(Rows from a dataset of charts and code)
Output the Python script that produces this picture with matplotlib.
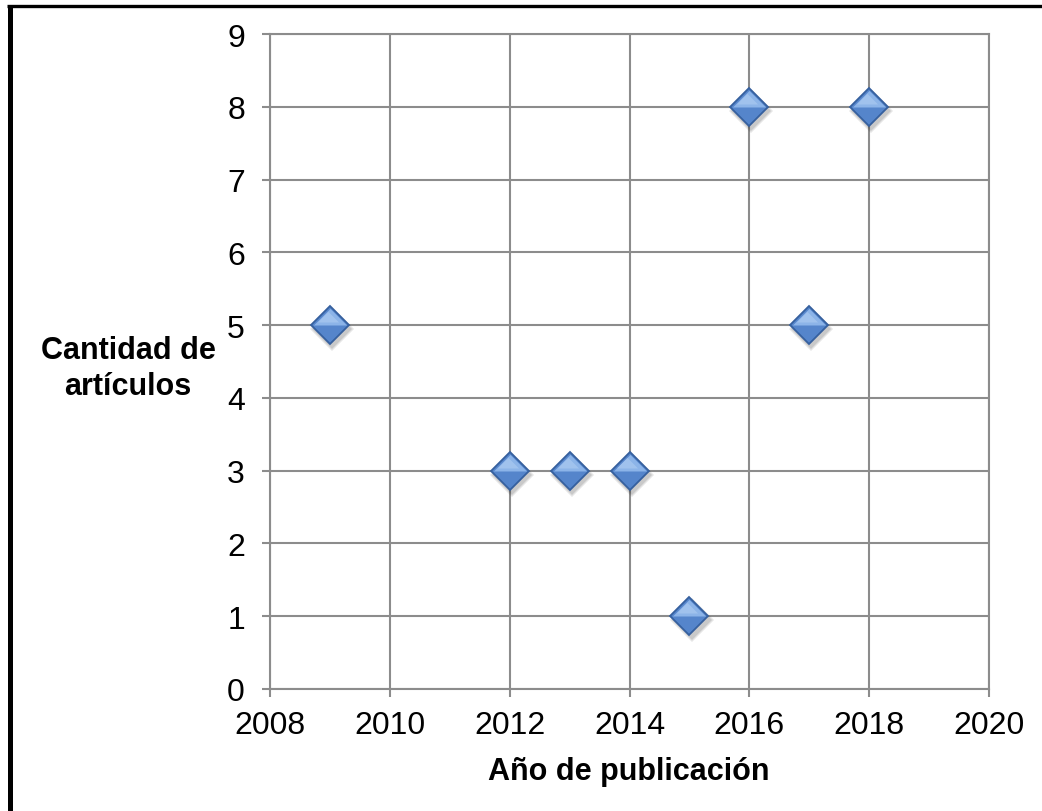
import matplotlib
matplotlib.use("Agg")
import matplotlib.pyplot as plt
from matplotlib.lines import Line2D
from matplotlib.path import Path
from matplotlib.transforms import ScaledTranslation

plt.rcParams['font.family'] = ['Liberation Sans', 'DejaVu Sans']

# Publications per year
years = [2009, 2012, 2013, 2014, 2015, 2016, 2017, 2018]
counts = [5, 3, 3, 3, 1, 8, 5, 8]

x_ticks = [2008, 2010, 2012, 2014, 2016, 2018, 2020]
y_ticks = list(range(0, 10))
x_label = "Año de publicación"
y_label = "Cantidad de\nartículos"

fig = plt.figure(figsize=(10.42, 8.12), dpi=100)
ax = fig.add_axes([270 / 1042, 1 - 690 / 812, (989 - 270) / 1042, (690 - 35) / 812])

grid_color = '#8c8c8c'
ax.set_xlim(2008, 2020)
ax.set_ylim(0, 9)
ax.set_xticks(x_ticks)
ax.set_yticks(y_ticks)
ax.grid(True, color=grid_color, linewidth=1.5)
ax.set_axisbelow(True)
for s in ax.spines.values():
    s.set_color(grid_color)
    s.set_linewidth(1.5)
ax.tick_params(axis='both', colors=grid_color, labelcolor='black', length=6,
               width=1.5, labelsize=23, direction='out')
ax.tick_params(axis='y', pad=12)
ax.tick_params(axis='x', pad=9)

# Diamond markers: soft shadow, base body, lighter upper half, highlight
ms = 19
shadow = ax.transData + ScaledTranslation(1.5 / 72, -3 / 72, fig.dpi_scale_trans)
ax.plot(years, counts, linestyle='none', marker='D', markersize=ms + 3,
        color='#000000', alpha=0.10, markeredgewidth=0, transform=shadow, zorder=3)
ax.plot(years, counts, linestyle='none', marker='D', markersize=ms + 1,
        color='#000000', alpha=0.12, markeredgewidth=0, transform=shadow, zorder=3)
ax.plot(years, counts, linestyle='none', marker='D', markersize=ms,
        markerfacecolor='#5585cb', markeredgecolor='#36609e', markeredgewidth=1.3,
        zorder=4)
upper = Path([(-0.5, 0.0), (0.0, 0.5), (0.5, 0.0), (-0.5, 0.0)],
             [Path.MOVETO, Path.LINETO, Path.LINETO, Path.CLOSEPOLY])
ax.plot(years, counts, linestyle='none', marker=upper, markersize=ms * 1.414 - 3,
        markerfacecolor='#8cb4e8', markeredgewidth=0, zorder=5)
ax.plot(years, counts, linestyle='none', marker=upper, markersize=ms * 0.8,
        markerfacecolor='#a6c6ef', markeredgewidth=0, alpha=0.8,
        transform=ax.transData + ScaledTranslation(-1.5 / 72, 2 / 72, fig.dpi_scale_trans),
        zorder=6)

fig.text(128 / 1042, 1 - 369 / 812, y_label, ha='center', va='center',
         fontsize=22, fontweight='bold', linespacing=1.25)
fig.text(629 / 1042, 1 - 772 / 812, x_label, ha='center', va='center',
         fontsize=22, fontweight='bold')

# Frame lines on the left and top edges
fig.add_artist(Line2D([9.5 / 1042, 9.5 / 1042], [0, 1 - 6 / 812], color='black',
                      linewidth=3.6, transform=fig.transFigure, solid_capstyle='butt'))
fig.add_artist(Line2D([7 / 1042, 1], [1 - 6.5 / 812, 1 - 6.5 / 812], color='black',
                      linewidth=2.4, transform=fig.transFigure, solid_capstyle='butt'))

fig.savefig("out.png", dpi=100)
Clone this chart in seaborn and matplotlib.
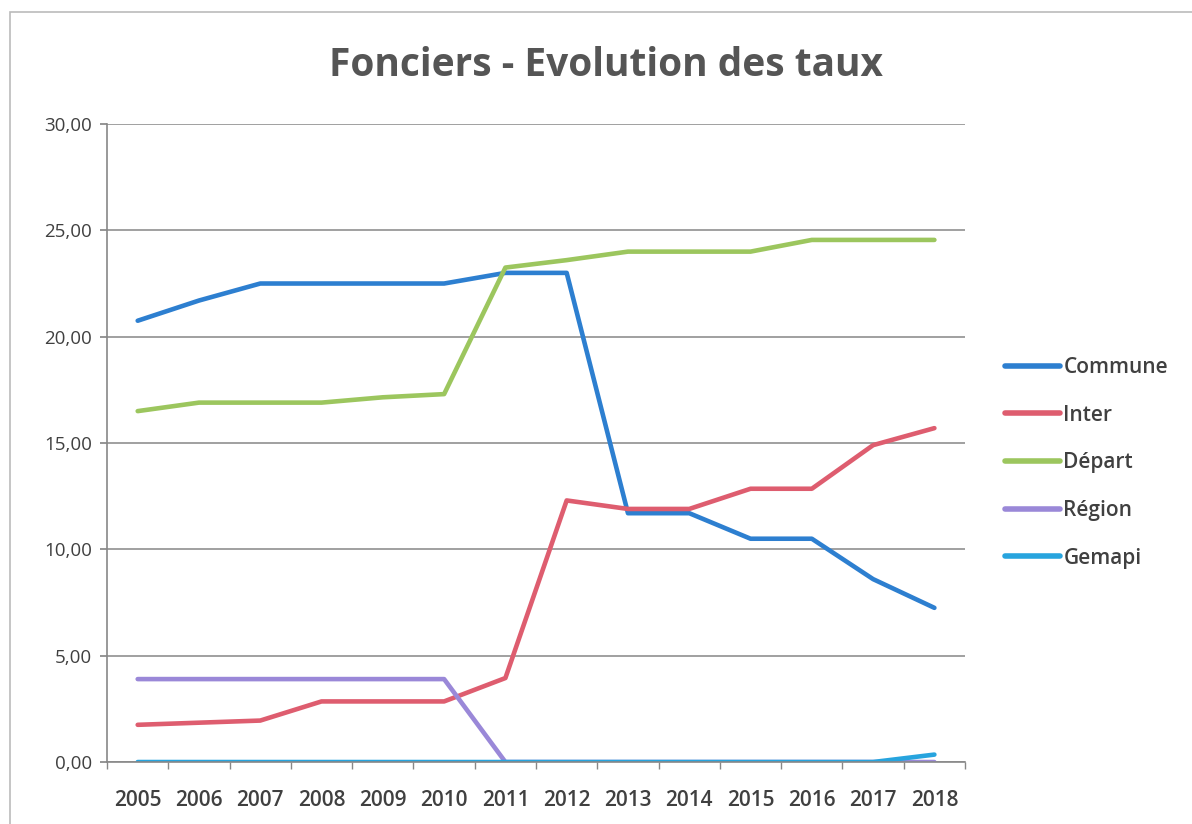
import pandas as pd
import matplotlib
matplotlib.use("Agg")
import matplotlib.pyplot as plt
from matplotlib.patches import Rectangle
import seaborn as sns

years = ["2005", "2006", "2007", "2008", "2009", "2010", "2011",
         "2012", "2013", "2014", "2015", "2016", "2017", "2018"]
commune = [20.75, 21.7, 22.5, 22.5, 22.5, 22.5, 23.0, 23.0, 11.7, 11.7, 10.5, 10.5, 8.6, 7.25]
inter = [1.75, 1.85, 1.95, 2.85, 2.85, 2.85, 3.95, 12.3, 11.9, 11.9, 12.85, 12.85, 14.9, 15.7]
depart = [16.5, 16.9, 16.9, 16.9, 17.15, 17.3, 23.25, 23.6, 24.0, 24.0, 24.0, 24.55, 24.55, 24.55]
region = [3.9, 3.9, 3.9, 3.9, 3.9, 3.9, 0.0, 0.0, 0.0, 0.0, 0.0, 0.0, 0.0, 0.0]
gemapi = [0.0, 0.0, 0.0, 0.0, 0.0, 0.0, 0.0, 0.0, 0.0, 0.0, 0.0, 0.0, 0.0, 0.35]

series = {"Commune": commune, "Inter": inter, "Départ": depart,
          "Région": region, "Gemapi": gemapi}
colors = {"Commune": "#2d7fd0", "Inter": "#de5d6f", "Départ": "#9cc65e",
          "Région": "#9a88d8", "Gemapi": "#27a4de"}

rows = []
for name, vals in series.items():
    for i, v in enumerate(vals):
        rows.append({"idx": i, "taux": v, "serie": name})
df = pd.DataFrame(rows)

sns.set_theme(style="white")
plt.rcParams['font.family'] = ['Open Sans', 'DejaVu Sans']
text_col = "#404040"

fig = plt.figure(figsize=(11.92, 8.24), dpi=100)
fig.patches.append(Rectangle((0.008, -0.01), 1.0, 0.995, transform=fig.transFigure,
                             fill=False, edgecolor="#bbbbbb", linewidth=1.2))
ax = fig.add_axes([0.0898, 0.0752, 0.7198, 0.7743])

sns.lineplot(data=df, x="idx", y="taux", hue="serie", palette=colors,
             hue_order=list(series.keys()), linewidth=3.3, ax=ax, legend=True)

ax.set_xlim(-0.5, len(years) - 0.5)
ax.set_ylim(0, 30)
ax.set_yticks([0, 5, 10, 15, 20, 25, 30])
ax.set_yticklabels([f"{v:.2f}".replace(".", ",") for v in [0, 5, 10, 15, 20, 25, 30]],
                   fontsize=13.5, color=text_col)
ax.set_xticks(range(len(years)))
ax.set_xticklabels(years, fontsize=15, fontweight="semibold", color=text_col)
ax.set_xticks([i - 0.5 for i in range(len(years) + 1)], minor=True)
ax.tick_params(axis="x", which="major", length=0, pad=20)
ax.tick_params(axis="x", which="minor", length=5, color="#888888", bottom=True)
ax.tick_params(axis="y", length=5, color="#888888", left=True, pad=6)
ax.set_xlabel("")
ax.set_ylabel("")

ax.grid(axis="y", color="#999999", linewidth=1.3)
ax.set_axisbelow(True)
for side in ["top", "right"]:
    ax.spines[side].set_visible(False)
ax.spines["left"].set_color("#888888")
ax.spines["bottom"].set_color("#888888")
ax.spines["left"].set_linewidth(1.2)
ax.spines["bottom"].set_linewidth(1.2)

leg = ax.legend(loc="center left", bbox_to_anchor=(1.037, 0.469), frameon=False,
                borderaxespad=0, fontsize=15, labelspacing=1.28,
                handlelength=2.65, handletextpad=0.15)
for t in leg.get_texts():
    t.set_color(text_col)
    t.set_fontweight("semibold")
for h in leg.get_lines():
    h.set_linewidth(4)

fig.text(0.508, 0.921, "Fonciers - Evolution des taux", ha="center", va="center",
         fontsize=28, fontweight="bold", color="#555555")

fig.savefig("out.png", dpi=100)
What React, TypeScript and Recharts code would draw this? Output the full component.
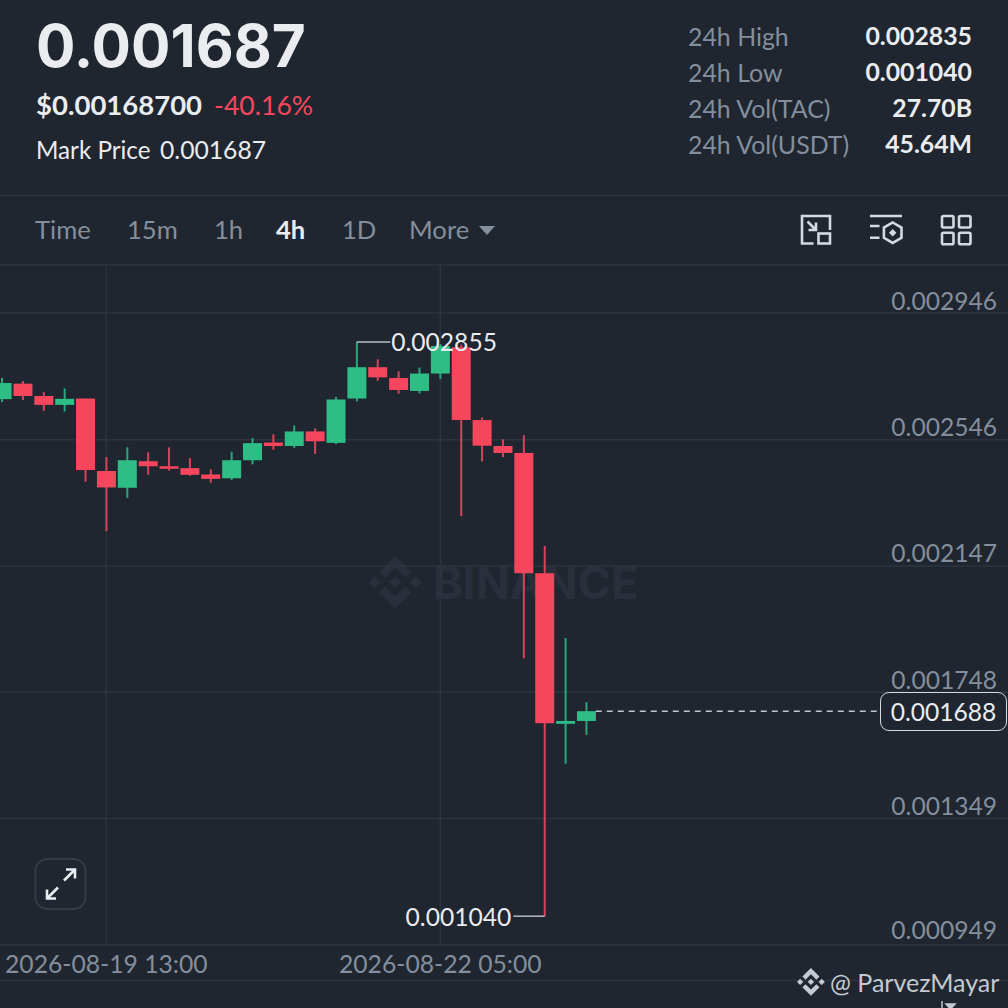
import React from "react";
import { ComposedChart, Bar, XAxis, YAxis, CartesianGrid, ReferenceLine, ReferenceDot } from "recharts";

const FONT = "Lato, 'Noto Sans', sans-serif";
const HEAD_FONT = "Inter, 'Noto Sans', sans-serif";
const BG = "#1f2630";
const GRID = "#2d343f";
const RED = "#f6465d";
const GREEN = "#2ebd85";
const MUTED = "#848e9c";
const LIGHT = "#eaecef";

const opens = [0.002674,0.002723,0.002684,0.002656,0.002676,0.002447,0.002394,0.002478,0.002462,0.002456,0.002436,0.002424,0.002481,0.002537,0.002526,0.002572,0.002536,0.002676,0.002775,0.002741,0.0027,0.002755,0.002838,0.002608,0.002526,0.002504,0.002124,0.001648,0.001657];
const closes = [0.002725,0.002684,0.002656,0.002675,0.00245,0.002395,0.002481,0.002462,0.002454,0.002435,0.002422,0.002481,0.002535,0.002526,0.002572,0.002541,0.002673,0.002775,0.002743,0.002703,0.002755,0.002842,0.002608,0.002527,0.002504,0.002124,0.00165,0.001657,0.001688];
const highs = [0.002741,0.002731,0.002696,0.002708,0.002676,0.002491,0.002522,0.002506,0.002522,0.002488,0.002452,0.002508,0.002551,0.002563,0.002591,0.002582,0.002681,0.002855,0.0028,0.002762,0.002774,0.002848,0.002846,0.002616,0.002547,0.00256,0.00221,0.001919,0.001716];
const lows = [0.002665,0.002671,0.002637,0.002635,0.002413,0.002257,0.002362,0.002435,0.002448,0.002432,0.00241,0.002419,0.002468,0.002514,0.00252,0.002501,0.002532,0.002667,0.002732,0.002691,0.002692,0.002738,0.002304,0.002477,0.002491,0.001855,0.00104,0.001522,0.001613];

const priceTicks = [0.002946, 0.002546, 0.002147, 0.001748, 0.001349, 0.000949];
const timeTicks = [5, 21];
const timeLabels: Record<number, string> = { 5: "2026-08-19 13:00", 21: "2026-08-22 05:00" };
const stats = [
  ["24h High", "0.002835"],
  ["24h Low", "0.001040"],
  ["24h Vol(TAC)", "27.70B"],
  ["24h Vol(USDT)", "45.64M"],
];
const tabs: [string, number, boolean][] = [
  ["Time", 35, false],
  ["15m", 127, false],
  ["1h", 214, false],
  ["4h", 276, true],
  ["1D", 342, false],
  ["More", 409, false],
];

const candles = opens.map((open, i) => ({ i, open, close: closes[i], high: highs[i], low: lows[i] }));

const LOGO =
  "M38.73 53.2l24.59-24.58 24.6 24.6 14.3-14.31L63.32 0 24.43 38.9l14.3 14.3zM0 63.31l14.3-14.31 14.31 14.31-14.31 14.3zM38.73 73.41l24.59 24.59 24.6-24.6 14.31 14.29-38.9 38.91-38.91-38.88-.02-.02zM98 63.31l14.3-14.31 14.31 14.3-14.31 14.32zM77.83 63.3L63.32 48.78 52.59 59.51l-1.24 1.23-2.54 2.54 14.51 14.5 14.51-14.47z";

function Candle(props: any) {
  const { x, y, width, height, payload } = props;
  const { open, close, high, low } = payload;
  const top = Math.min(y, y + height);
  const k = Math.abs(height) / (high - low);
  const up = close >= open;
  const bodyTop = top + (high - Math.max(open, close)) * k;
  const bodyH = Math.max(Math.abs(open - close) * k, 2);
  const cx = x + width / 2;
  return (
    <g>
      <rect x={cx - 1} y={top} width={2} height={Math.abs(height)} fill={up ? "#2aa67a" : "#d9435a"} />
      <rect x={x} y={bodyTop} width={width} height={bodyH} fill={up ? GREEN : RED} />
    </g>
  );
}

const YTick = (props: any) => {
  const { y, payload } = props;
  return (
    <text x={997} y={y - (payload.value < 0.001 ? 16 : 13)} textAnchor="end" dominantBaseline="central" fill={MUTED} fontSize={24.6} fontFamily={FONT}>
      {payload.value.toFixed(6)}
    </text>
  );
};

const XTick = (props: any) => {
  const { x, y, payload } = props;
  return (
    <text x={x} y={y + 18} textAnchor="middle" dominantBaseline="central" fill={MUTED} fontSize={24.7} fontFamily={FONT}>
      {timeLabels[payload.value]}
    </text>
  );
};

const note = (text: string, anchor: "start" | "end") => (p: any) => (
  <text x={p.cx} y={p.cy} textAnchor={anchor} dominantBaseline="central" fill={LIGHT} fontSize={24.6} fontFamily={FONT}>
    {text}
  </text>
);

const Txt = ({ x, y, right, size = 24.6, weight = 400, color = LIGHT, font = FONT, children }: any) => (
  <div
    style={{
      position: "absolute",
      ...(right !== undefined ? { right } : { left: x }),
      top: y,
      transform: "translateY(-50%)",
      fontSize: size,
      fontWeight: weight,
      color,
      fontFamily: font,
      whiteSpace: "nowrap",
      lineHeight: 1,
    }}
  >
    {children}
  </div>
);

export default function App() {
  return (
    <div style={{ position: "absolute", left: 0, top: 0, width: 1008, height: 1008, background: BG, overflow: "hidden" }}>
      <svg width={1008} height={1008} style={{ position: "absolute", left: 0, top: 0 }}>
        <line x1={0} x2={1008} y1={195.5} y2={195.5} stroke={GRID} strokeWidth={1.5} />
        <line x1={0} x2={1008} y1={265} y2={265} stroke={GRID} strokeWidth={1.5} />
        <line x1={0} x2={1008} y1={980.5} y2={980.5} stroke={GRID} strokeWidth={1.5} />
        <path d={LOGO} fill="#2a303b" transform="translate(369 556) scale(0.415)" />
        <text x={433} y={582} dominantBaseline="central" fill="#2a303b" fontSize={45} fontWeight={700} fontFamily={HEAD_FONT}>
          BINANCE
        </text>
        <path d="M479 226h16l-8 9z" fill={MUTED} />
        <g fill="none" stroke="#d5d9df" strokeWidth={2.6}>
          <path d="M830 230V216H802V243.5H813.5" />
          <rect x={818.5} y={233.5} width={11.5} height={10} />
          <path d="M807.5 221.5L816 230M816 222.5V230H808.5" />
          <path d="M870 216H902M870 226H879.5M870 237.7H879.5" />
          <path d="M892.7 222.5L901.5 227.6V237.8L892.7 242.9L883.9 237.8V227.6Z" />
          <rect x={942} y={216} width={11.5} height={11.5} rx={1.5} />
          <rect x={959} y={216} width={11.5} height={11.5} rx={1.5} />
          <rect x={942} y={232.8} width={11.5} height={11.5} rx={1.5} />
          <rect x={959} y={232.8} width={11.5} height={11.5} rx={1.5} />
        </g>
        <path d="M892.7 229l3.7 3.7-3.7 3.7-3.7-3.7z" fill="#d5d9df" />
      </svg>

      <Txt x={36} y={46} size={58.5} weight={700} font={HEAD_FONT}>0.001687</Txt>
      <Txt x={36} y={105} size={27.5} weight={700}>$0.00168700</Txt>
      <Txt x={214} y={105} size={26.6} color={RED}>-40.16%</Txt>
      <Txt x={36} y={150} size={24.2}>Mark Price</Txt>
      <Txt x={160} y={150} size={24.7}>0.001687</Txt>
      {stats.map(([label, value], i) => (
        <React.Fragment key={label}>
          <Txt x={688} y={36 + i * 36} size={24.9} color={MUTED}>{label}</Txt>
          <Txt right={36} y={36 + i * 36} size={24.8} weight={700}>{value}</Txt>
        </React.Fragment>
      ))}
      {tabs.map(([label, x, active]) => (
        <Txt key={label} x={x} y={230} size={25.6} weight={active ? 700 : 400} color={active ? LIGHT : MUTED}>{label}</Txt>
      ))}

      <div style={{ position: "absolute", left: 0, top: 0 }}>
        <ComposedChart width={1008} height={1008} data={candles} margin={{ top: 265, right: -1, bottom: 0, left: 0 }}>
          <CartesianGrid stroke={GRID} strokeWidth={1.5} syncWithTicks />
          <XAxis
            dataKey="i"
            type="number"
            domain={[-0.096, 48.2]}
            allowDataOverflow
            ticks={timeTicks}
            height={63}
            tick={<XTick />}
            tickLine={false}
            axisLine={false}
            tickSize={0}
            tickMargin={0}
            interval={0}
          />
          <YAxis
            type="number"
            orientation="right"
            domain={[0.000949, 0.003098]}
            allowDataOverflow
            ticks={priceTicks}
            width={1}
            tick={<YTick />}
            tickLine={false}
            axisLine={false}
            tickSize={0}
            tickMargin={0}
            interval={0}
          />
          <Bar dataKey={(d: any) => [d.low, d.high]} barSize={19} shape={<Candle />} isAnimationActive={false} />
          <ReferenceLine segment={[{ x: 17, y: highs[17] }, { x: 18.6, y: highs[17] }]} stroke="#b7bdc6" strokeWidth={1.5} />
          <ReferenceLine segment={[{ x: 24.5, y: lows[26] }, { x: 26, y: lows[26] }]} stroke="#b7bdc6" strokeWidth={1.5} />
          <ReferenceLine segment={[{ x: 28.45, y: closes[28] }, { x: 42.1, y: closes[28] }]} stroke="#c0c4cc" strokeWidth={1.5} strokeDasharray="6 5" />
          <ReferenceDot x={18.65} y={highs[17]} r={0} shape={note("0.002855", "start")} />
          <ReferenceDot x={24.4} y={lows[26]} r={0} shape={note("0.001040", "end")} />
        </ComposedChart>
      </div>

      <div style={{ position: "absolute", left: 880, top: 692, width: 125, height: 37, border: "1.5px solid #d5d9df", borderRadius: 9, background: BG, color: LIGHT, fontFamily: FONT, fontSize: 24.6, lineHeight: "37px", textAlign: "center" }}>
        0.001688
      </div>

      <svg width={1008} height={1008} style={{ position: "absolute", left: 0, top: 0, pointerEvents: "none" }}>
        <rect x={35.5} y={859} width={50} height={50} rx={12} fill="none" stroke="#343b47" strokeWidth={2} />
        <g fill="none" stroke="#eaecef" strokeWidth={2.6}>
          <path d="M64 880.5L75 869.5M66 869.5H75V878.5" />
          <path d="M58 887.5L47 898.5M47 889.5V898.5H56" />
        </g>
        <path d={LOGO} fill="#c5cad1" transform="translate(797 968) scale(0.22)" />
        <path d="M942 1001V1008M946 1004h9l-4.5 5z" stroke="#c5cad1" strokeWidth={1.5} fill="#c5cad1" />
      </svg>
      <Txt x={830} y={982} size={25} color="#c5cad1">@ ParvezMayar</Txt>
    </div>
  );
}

## [Prompt]
Without any pictures, set down the lines from the one holding "Clone this chart in seaborn and matplotlib." through the one holding "linewidth=3.3, ax=ax, legend=True)".

## [Answer to this task]
Clone this chart in seaborn and matplotlib.
import pandas as pd
import matplotlib
matplotlib.use("Agg")
import matplotlib.pyplot as plt
from matplotlib.patches import Rectangle
import seaborn as sns

years = ["2005", "2006", "2007", "2008", "2009", "2010", "2011",
         "2012", "2013", "2014", "2015", "2016", "2017", "2018"]
commune = [20.75, 21.7, 22.5, 22.5, 22.5, 22.5, 23.0, 23.0, 11.7, 11.7, 10.5, 10.5, 8.6, 7.25]
inter = [1.75, 1.85, 1.95, 2.85, 2.85, 2.85, 3.95, 12.3, 11.9, 11.9, 12.85, 12.85, 14.9, 15.7]
depart = [16.5, 16.9, 16.9, 16.9, 17.15, 17.3, 23.25, 23.6, 24.0, 24.0, 24.0, 24.55, 24.55, 24.55]
region = [3.9, 3.9, 3.9, 3.9, 3.9, 3.9, 0.0, 0.0, 0.0, 0.0, 0.0, 0.0, 0.0, 0.0]
gemapi = [0.0, 0.0, 0.0, 0.0, 0.0, 0.0, 0.0, 0.0, 0.0, 0.0, 0.0, 0.0, 0.0, 0.35]

series = {"Commune": commune, "Inter": inter, "Départ": depart,
          "Région": region, "Gemapi": gemapi}
colors = {"Commune": "#2d7fd0", "Inter": "#de5d6f", "Départ": "#9cc65e",
          "Région": "#9a88d8", "Gemapi": "#27a4de"}

rows = []
for name, vals in series.items():
    for i, v in enumerate(vals):
        rows.append({"idx": i, "taux": v, "serie": name})
df = pd.DataFrame(rows)

sns.set_theme(style="white")
plt.rcParams['font.family'] = ['Open Sans', 'DejaVu Sans']
text_col = "#404040"

fig = plt.figure(figsize=(11.92, 8.24), dpi=100)
fig.patches.append(Rectangle((0.008, -0.01), 1.0, 0.995, transform=fig.transFigure,
                             fill=False, edgecolor="#bbbbbb", linewidth=1.2))
ax = fig.add_axes([0.0898, 0.0752, 0.7198, 0.7743])

sns.lineplot(data=df, x="idx", y="taux", hue="serie", palette=colors,
             hue_order=list(series.keys()), linewidth=3.3, ax=ax, legend=True)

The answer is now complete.